Prompt: Repeat all of the material below exactly as written, images excluded.

Material:
----
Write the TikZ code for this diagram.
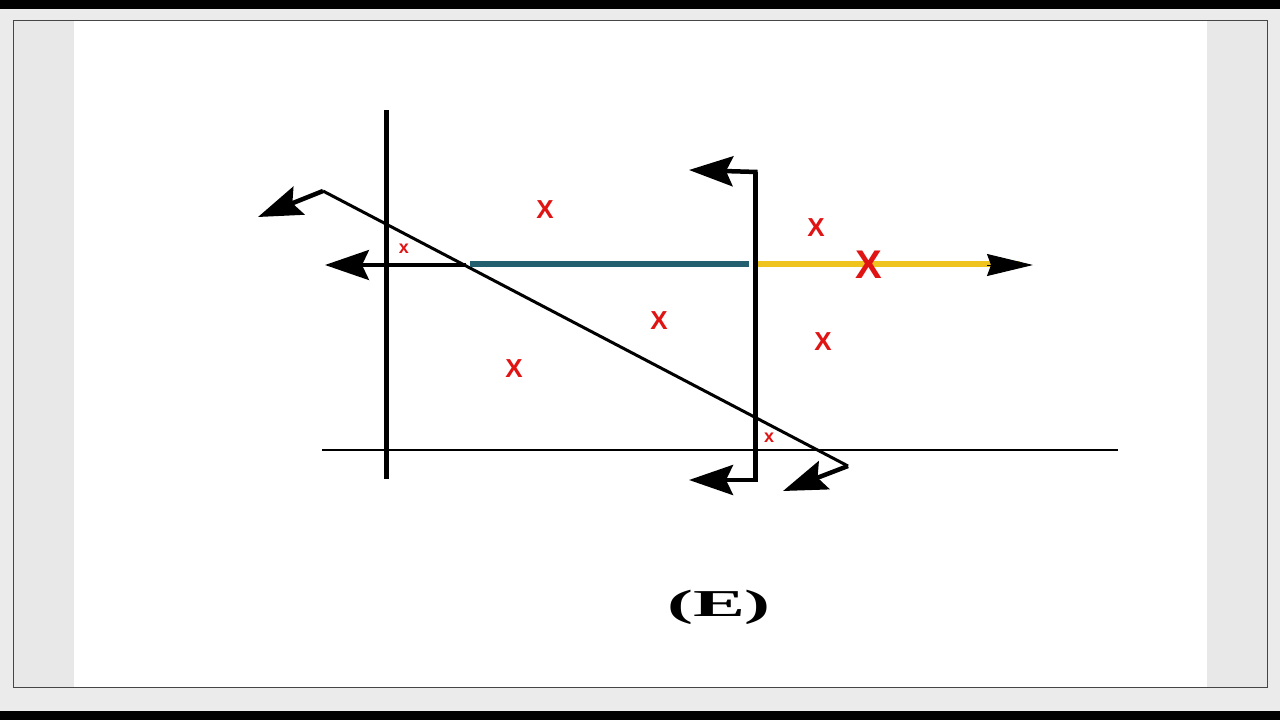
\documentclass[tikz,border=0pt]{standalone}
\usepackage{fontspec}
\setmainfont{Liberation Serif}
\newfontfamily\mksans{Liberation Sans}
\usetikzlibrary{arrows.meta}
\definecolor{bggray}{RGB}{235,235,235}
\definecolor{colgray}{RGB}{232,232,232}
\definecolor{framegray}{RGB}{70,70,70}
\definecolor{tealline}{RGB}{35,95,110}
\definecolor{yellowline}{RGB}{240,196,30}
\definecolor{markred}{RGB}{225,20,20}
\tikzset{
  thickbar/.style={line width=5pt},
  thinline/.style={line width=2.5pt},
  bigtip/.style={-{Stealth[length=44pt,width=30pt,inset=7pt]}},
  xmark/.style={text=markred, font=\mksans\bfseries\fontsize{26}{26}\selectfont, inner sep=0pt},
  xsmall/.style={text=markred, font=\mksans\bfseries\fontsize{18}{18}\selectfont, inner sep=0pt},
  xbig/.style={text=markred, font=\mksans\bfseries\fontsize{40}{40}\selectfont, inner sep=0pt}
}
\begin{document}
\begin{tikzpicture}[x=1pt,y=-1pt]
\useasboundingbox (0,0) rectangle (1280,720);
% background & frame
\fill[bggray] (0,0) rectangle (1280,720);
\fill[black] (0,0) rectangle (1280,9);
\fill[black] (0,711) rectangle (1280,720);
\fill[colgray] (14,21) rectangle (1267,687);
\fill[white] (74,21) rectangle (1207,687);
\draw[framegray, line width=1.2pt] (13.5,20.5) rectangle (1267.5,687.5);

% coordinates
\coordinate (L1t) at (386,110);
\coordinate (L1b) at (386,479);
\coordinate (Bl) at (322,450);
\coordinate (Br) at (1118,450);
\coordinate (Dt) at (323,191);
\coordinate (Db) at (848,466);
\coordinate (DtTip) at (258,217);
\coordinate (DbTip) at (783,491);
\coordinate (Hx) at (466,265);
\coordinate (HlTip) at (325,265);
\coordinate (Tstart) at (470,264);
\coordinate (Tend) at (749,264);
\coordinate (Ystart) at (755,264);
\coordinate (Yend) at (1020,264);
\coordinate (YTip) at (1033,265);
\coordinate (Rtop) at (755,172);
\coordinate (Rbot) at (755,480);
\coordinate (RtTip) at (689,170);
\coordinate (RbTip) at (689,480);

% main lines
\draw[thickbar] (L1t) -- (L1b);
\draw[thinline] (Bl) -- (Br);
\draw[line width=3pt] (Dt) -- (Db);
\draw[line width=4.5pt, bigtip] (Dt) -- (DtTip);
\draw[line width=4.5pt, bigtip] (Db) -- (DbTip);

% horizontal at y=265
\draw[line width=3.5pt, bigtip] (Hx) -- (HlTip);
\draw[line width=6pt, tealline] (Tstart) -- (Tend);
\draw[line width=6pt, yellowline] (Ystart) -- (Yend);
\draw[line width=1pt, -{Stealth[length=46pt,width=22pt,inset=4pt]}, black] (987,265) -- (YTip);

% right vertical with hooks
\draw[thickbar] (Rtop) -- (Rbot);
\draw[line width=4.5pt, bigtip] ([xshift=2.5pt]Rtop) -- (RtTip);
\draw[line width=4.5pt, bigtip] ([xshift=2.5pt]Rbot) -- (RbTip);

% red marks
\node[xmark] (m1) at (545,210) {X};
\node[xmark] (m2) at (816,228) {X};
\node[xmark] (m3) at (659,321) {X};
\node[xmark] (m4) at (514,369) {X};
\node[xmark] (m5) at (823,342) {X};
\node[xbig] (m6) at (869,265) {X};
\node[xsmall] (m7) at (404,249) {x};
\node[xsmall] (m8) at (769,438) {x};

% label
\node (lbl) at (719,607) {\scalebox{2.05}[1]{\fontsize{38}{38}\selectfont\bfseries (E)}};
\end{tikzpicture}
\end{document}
----
Solution:
Write the TikZ code for this diagram.
\documentclass[tikz,border=0pt]{standalone}
\usepackage{fontspec}
\setmainfont{Liberation Serif}
\newfontfamily\mksans{Liberation Sans}
\usetikzlibrary{arrows.meta}
\definecolor{bggray}{RGB}{235,235,235}
\definecolor{colgray}{RGB}{232,232,232}
\definecolor{framegray}{RGB}{70,70,70}
\definecolor{tealline}{RGB}{35,95,110}
\definecolor{yellowline}{RGB}{240,196,30}
\definecolor{markred}{RGB}{225,20,20}
\tikzset{
  thickbar/.style={line width=5pt},
  thinline/.style={line width=2.5pt},
  bigtip/.style={-{Stealth[length=44pt,width=30pt,inset=7pt]}},
  xmark/.style={text=markred, font=\mksans\bfseries\fontsize{26}{26}\selectfont, inner sep=0pt},
  xsmall/.style={text=markred, font=\mksans\bfseries\fontsize{18}{18}\selectfont, inner sep=0pt},
  xbig/.style={text=markred, font=\mksans\bfseries\fontsize{40}{40}\selectfont, inner sep=0pt}
}
\begin{document}
\begin{tikzpicture}[x=1pt,y=-1pt]
\useasboundingbox (0,0) rectangle (1280,720);
% background & frame
\fill[bggray] (0,0) rectangle (1280,720);
\fill[black] (0,0) rectangle (1280,9);
\fill[black] (0,711) rectangle (1280,720);
\fill[colgray] (14,21) rectangle (1267,687);
\fill[white] (74,21) rectangle (1207,687);
\draw[framegray, line width=1.2pt] (13.5,20.5) rectangle (1267.5,687.5);

% coordinates
\coordinate (L1t) at (386,110);
\coordinate (L1b) at (386,479);
\coordinate (Bl) at (322,450);
\coordinate (Br) at (1118,450);
\coordinate (Dt) at (323,191);
\coordinate (Db) at (848,466);
\coordinate (DtTip) at (258,217);
\coordinate (DbTip) at (783,491);
\coordinate (Hx) at (466,265);
\coordinate (HlTip) at (325,265);
\coordinate (Tstart) at (470,264);
\coordinate (Tend) at (749,264);
\coordinate (Ystart) at (755,264);
\coordinate (Yend) at (1020,264);
\coordinate (YTip) at (1033,265);
\coordinate (Rtop) at (755,172);
\coordinate (Rbot) at (755,480);
\coordinate (RtTip) at (689,170);
\coordinate (RbTip) at (689,480);

% main lines
\draw[thickbar] (L1t) -- (L1b);
\draw[thinline] (Bl) -- (Br);
\draw[line width=3pt] (Dt) -- (Db);
\draw[line width=4.5pt, bigtip] (Dt) -- (DtTip);
\draw[line width=4.5pt, bigtip] (Db) -- (DbTip);

% horizontal at y=265
\draw[line width=3.5pt, bigtip] (Hx) -- (HlTip);
\draw[line width=6pt, tealline] (Tstart) -- (Tend);
\draw[line width=6pt, yellowline] (Ystart) -- (Yend);
\draw[line width=1pt, -{Stealth[length=46pt,width=22pt,inset=4pt]}, black] (987,265) -- (YTip);

% right vertical with hooks
\draw[thickbar] (Rtop) -- (Rbot);
\draw[line width=4.5pt, bigtip] ([xshift=2.5pt]Rtop) -- (RtTip);
\draw[line width=4.5pt, bigtip] ([xshift=2.5pt]Rbot) -- (RbTip);

% red marks
\node[xmark] (m1) at (545,210) {X};
\node[xmark] (m2) at (816,228) {X};
\node[xmark] (m3) at (659,321) {X};
\node[xmark] (m4) at (514,369) {X};
\node[xmark] (m5) at (823,342) {X};
\node[xbig] (m6) at (869,265) {X};
\node[xsmall] (m7) at (404,249) {x};
\node[xsmall] (m8) at (769,438) {x};

% label
\node (lbl) at (719,607) {\scalebox{2.05}[1]{\fontsize{38}{38}\selectfont\bfseries (E)}};
\end{tikzpicture}
\end{document}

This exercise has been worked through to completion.